Alexis: How do you see this year’s Valentine’s Day being different?
Jessica: This year, I think we'll continue to see this tidal wave continue to wanting to express the love and the relief of having a bit more opportunity to reconnect with those we've missed so much in the past couple of years; again, sharing that symbolism through gifting a pendant or personal amulet of love feels incredibly timely and important. What might feel really different too, is that this demand from consumers for better representation and inclusion might give love a "new face." Perhaps we're finally able to move past the generic, heteronormative imagery that is typically associated with Valentine's Day marketing and celebrate this holiday as a declaration for all those that we love, whether romantic, familial, or as a community.
Alexis: How can people tell their own stories in fashion?
Jessica: The choices you make in the brands you buy and support are the basis of the story you tell with your fashion. I love to see the success of small businesses with powerful products and messaging; it means they are resonating with their consumers, their self-built community, because of this shared story.
In styling, you can tell your story in so many ways but I believe that nothing is more personal than a beautiful jewelry curation. Layering heirloom family pieces, modern charms with personal significance, mixing and matching self-purchases with thoughtful gifts; all together it tells a story of who you are, where you've come from, and where you want to go.
Jessica: Here's my biggest trends for spring 2022, a season that I am calling out as one of optimism and joy.
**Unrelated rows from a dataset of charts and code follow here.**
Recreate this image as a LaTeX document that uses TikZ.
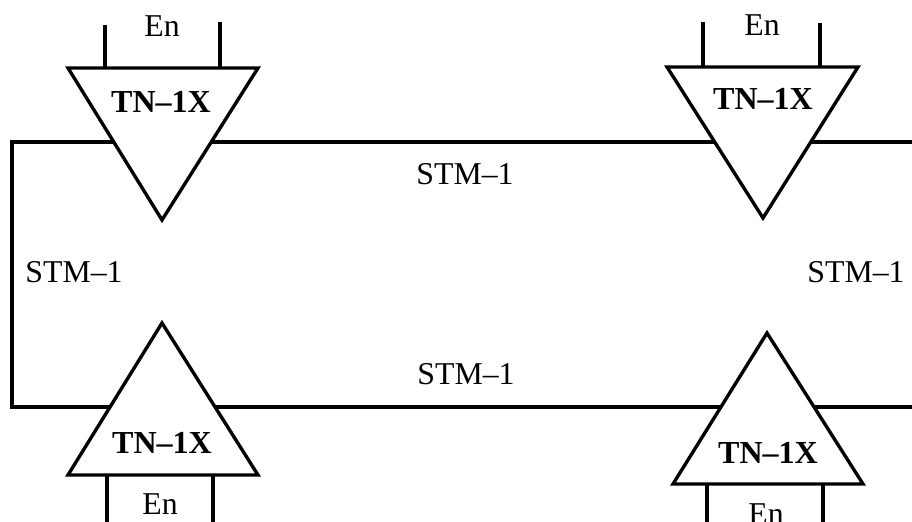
\documentclass[tikz,border=0pt]{standalone}
\usepackage{fontspec}
\setmainfont{Liberation Serif}
\usepackage{tikz}
\usetikzlibrary{calc,positioning}
\tikzset{
    wire/.style={line width=2.4pt},
    tnbox/.style={wire, fill=white, line join=miter},
    lbl/.style={inner sep=0pt, anchor=base, font=\fontsize{22.6}{25}\selectfont},
    tnlbl/.style={inner sep=0pt, anchor=base, font=\fontsize{22.8}{25}\selectfont\bfseries}
}

\begin{document}
\begin{tikzpicture}[x=0.25mm,y=0.25mm]
        \useasboundingbox (0,0) rectangle (912,522);
        % ring
        \coordinate (nw) at (12,380);
        \coordinate (ne) at (912,380);
        \coordinate (sw) at (12,115);
        \coordinate (se) at (912,115);
        \draw[wire] (ne) -- (nw) -- (sw) -- (se);
        % multiplexers
        \draw[tnbox] (68,454) coordinate (m1l) -- (258,454) coordinate (m1r) -- (162,302) coordinate (m1) -- cycle;
        \draw[tnbox] (667,455) coordinate (m2l) -- (858,455) coordinate (m2r) -- (763,304) coordinate (m2) -- cycle;
        \draw[tnbox] (68,47) coordinate (m3l) -- (258,47) coordinate (m3r) -- (162,199) coordinate (m3) -- cycle;
        \draw[tnbox] (673,38) coordinate (m4l) -- (863,38) coordinate (m4r) -- (767,189) coordinate (m4) -- cycle;
        % tributary stubs
        \coordinate (e1a) at (105,497);
        \coordinate (e1b) at (220,500);
        \coordinate (e2a) at (703,500);
        \coordinate (e2b) at (820,499);
        \coordinate (e3a) at (107,0);
        \coordinate (e3b) at (213,0);
        \coordinate (e4a) at (707,0);
        \coordinate (e4b) at (823,0);
        \draw[wire] (e1a) -- (e1a |- m1l);
        \draw[wire] (e1b) -- (e1b |- m1l);
        \draw[wire] (e2a) -- (e2a |- m2l);
        \draw[wire] (e2b) -- (e2b |- m2l);
        \draw[wire] (e3a) -- (e3a |- m3l);
        \draw[wire] (e3b) -- (e3b |- m3l);
        \draw[wire] (e4a) -- (e4a |- m4l);
        \draw[wire] (e4b) -- (e4b |- m4l);
        % labels
        \node[tnlbl] (tn1) at (161,409) {TN--1X};
        \node[tnlbl] (tn2) at (763,412) {TN--1X};
        \node[tnlbl] (tn3) at (162,68) {TN--1X};
        \node[tnlbl] (tn4) at (768,58) {TN--1X};
        \node[lbl] (en1) at (162,485) {En};
        \node[lbl] (en2) at (762,486) {En};
        \node[lbl] (en3) at (160,7) {En};
        \node[lbl] (en4) at (766,-3) {En};
        \node[lbl] (stm1) at (465,337) {STM--1};
        \node[lbl] (stm2) at (74,239) {STM--1};
        \node[lbl] (stm3) at (856,239) {STM--1};
        \node[lbl] (stm4) at (466,137) {STM--1};
    \end{tikzpicture}
\end{document}
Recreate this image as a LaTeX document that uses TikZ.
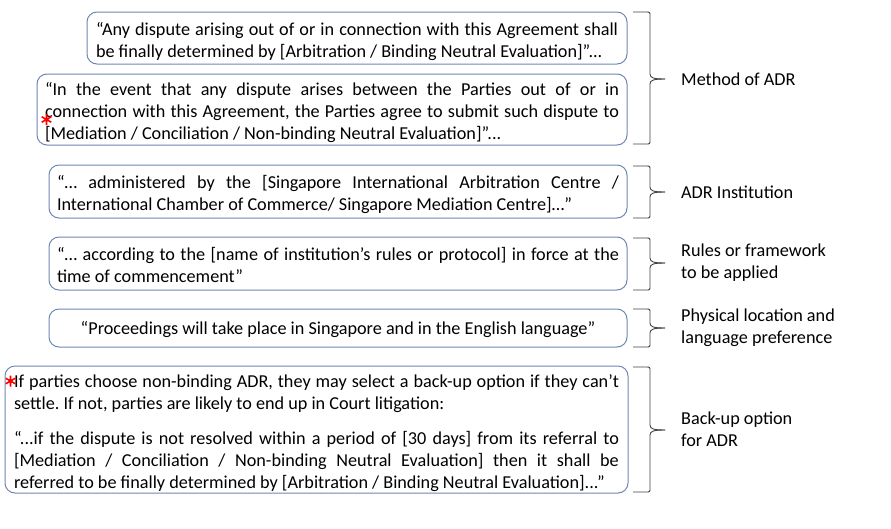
\documentclass[tikz,border=0pt]{standalone}
\usepackage{fontspec}
\setmainfont{Carlito}
\setlength{\parindent}{0pt}
\definecolor{boxblue}{RGB}{112,134,180}
\definecolor{braceg}{RGB}{64,64,64}
\newcommand\J[2]{\leavevmode\hbox to #1{\spaceskip=0pt\xspaceskip=0pt #2}}
\newcommand\brc[3]{%
  \draw[brc] (633,#1) -- (646,#1) .. controls (650,#1) .. (650,{#1+4}) -- (650,{#3-5}) .. controls (650,{#3-1}) and (654,#3) .. (665,#3);
  \draw[brc] (633,#2) -- (646,#2) .. controls (650,#2) .. (650,{#2-4}) -- (650,{#3+5}) .. controls (650,{#3+1}) and (654,#3) .. (665,#3);}
\begin{document}
\begin{tikzpicture}[x=1pt,y=-1pt,
  box/.style={draw=boxblue, line width=1pt, rounded corners=10pt, inner sep=0pt},
  txt/.style={align=left, inner sep=0pt, yshift=-3pt, font=\fontsize{18.2}{22}\selectfont, text=black,
    execute at begin node={\spaceskip=0pt\xspaceskip=0pt\frenchspacing}},
  lbl/.style={anchor=west, align=left, inner sep=0pt, font=\fontsize{18.2}{22}\selectfont, text=black,
    execute at begin node={\spaceskip=0pt\xspaceskip=0pt\frenchspacing}},
  brc/.style={draw=braceg, line width=0.9pt},
  redstar/.pic={\draw[red, line width=1.6pt] (0,-5.5)--(0,5.5) (-4.8,-2.75)--(4.8,2.75) (-4.8,2.75)--(4.8,-2.75);}]
\useasboundingbox (0,0) rectangle (891,528);

\node[box, minimum width=540pt, minimum height=52pt] (b1) at (357,38) {};
\node[txt, text width=522pt] (t1) at (b1.center)
 {\J{522pt}{“Any dispute arising out of or in connection with this Agreement shall}\\
  be finally determined by [Arbitration / Binding Neutral Evaluation]”...};

\node[box, minimum width=590pt, minimum height=71pt] (b2) at (332,109.5) {};
\node[txt, text width=574pt] (t2) at (b2.center)
 {\J{574pt}{“In the event that any dispute arises between the Parties out of or in}\\
  \J{574pt}{connection with this Agreement, the Parties agree to submit such dispute to}\\
  \relax[Mediation / Conciliation / Non-binding Neutral Evaluation]”...};

\node[box, minimum width=578pt, minimum height=53pt] (b3) at (338,191.5) {};
\node[txt, text width=562pt] (t3) at (b3.center)
 {\J{562pt}{“… administered by the [Singapore International Arbitration Centre /}\\
  International Chamber of Commerce/ Singapore Mediation Centre]…”};

\node[box, minimum width=578pt, minimum height=53pt] (b4) at (338,263.5) {};
\node[txt, text width=562pt, yshift=2pt] (t4) at (b4.center)
 {\J{562pt}{“… according to the [name of institution’s rules or protocol] in force at the}\\
  time of commencement”};

\node[box, minimum width=578pt, minimum height=38pt] (b5) at (338,328) {};
\node[txt, align=center, yshift=2pt] (t5) at (b5.center)
 {“Proceedings will take place in Singapore and in the English language”};

\node[box, minimum width=623pt, minimum height=127pt] (b6) at (316.5,429.5) {};
\node[txt, text width=605pt, yshift=-0.5pt] (t6) at (b6.center)
 {\J{605pt}{If parties choose non-binding ADR, they may select a back-up option if they can’t}\\
  settle. If not, parties are likely to end up in Court litigation:\\[12.5pt]
  \J{605pt}{“...if the dispute is not resolved within a period of [30 days] from its referral to}\\
  \J{605pt}{[Mediation / Conciliation / Non-binding Neutral Evaluation] then it shall be}\\
  referred to be finally determined by [Arbitration / Binding Neutral Evaluation]...”};

\pic at (46.5,119.5) {redstar};
\pic at (10.5,381) {redstar};

\brc{12}{144}{79}
\brc{166}{218}{192}
\brc{238}{290}{263}
\brc{309}{347}{328}
\brc{367}{492}{430}

\node[lbl] (l1) at (681,79) {Method of ADR};
\node[lbl] (l2) at (681,192) {ADR Institution};
\node[lbl] (l3) at (681,263) {Rules or framework\\to be applied};
\node[lbl] (l4) at (681,328) {Physical location and\\language preference};
\node[lbl] (l5) at (681,429) {Back-up option\\for ADR};
\end{tikzpicture}
\end{document}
More than ever, vibrant and bold colors are going to make us stand out and have presence in our dressing. Palettes have been more quiet and neutral and safe feeling; as we slowly move about the world again, expressing this cautious return feels better in rainbow brights. Expect to see bold pops in everything, even in fine jewelry, mixing elements of color into our charm stacks and chains.
Sparkle is also a major styling element. With the desire to dress boldly and be seen. More is more; add a stone chain into your normal metal necklace layering to make it feel like a new season. If stones aren't your thing, pearls are still major, and popping in a string or charm makes for an opulent styling addition.
Last - tying together so much of what we've talked about here - adding personal elements to your jewelry stack opens up your world to those around you, both strangers and friends. Fashion storytelling through careful curation is real, and starts a conversation about the pieces you've chosen, and how you are styling it. Seeing how impactful your message can be through statement jewelry is an unexpected but amazing way to share yourself with the world; what an incredible way to grow your own community and share your story.